Artist

Solar X

Genre: Electronic ,Jungle/Drum'n'Bass ,IDM
Origin: U.S.A
Listen on Coda
Emerging from Russia’s post-Perestroika underground, Roman Belavkin, performing as Solar X, developed his own variety of layered low-tech electronic music. Early techno experiments relied on rudimentary analogue keyboards whose textures appealed simultaneously to listeners in the West and at home, encouraging local electronic efforts while attracting outside curiosity toward Russian work. A genuine polymath, Belavkin also trains in martial arts and studies cognitive science; his electronic investigations pursue the same questions that animate his academic research into structure, chaos, complexity, and their links to neural activity and feeling.

The Moscow native experimented with breakbeats while still in high school yet regarded music as mere pastime until a 1992 car crash kept him indoors for two years. His computer became a constant companion; unable to purchase synthesizers, he explored software and soundcards to generate samples drawn from the Soviet analogue instruments of his youth. Armed with training as a mathematician and theoretical physicist, he acquired music-technology skills through online exchanges with international peers devoted to analogue methods.
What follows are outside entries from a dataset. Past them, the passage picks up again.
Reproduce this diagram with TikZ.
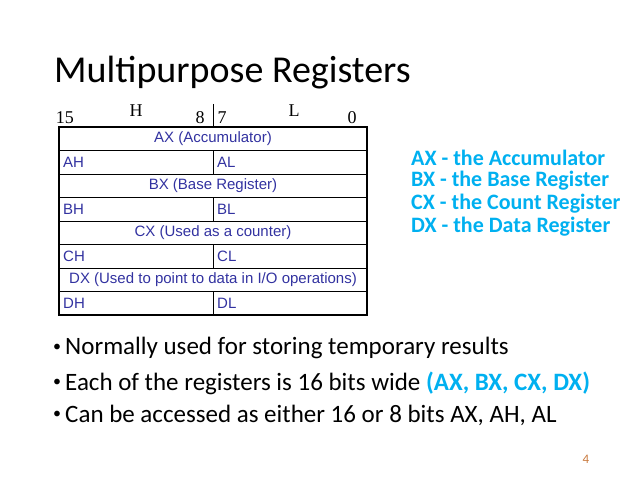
\documentclass[tikz,border=0pt]{standalone}
\usepackage{fontspec}
\setmainfont{Carlito}
\newfontfamily\arialf{Liberation Sans}
\newfontfamily\timesf{Liberation Serif}
\definecolor{sky}{RGB}{0,176,240}
\definecolor{tblue}{RGB}{50,50,160}
\definecolor{pnum}{RGB}{200,120,60}
\begin{document}
\begin{tikzpicture}[x=1pt,y=-1pt,
  cell/.style={font=\arialf\fontsize{15}{16}\selectfont,text=tblue,inner sep=0pt},
  hdr/.style={font=\timesf\fontsize{18}{18}\selectfont,inner sep=0pt},
  side/.style={font=\bfseries\fontsize{22}{24}\selectfont,text=sky,anchor=west,inner sep=0pt},
  bul/.style={font=\fontsize{25}{28}\selectfont,anchor=west,inner sep=0pt},
  dot/.style={font=\fontsize{16}{18}\selectfont,inner sep=0pt}]
\useasboundingbox (0,0) rectangle (638,478);
\node[anchor=west,inner sep=0pt,font=\fontsize{38}{40}\selectfont] (title) at (54,73) {Multipurpose Registers};
% table
\draw[line width=1.3pt] (59,127) rectangle (367,315);
\foreach \i in {1,...,7}{\draw[line width=0.8pt] (59,{127+\i*23.5}) -- (367,{127+\i*23.5});}
\foreach \i in {1,3,5,7}{\draw[line width=0.8pt] (213,{127+\i*23.5}) -- (213,{127+(\i+1)*23.5});}
\draw[line width=0.8pt] (213,104) -- (213,127);
\node[hdr] (h15) at (65,118) {15};
\node[hdr] (hH) at (136,111) {H};
\node[hdr] (h8) at (200,118) {8};
\node[hdr] (h7) at (222,118) {7};
\node[hdr] (hL) at (294,111) {L};
\node[hdr] (h0) at (352,118) {0};
\node[cell] (ax) at (213,139) {AX (Accumulator)};
\node[cell,anchor=west] (ah) at (63,162.5) {AH};
\node[cell,anchor=west] (al) at (217,162.5) {AL};
\node[cell] (bx) at (213,186) {BX (Base Register)};
\node[cell,anchor=west] (bh) at (63,209.5) {BH};
\node[cell,anchor=west] (bl) at (217,209.5) {BL};
\node[cell] (cx) at (213,233) {CX (Used as a counter)};
\node[cell,anchor=west] (ch) at (63,256.5) {CH};
\node[cell,anchor=west] (cl) at (217,256.5) {CL};
\node[cell] (dx) at (213,280) {DX (Used to point to data in I/O operations)};
\node[cell,anchor=west] (dh) at (63,303.5) {DH};
\node[cell,anchor=west] (dl) at (217,303.5) {DL};
% side text
\node[side] (s1) at (411,158) {AX - the Accumulator};
\node[side] (s2) at (411,181) {BX - the Base Register};
\node[side] (s3) at (411,204) {CX - the Count Register};
\node[side] (s4) at (411,227) {DX - the Data Register};
% bullets
\node[dot] (d1) at (57,348) {•};
\node[dot] (d2) at (57,383) {•};
\node[dot] (d3) at (57,415) {•};
\node[bul] (b1) at (65,348) {Normally used for storing temporary results};
\node[bul] (b2) at (65,383) {Each of the registers is 16 bits wide \textcolor{sky}{\bfseries(AX, BX, CX, DX)}};
\node[bul] (b3) at (65,415) {Can be accessed as either 16 or 8 bits AX, AH, AL};
\node[font=\fontsize{13}{14}\selectfont,text=pnum,inner sep=0pt] (pg) at (586,459) {4};
\end{tikzpicture}
\end{document}
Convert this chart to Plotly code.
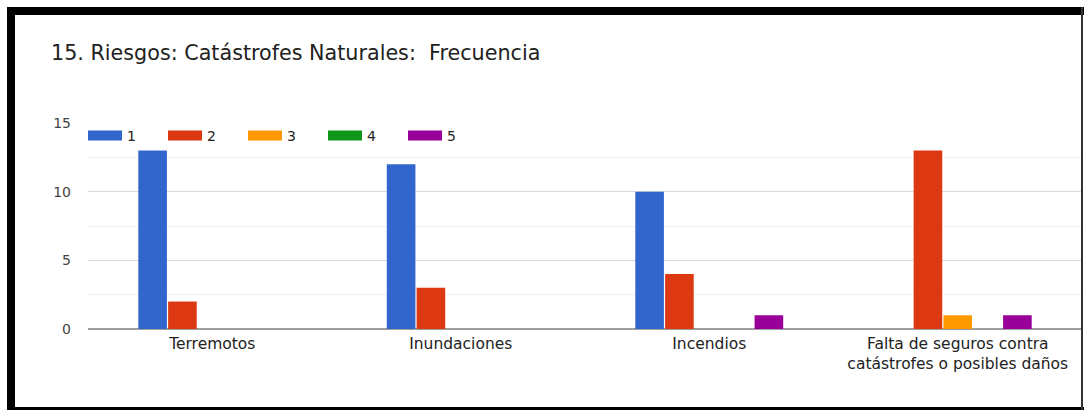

Friends documented his debut album Outre X Mer, which reached the American label Defective Records in 1995—its founder having been one of Belavkin’s online mentors. The record stirred international techno listeners, yet provoked still greater response domestically once the Detroit-pressed copies circulated back into Moscow clubs. In an era when Russia possessed neither local scenes nor independent labels and techno arrived only from abroad, the achievement seemed scarcely credible. Subsequent years brought modest local renown; Belavkin honored Russian musical heritage by joining producer Artyom Troitskiy to reinterpret a song by Alla Pugachova. Seeking economical production, he launched his own imprint, ArT-TeK Records, whose first offering was Solar X’s 1997 album X-rated, whose funk and disco inflections drew inspiration from its thematic source, pornography. The label soon served as a gathering point for Russian electronica, hosting acts such as EU and Lazyfish and issuing the 1999 Russian IDM compilation Artefacts. London’s Worm Interface Records released Solar X’s third album, Little Pretty Automatic, which was noted for its classical regard for form, precision, and equilibrium. The project marked Belavkin’s final engagement with vintage Russian synths, and even that engagement was only partial, since he had already adopted realtime programs to shorten the route from idea to sound. For 2001’s Chanel N° 303, issued by Germany’s Hymen Records, he discarded the older instruments altogether and substituted modeled emulations inside his computer. By then resident in London, he completed a PhD in Artificial Intelligence and obtained a teaching post in the Computer Science department at Middlesex University.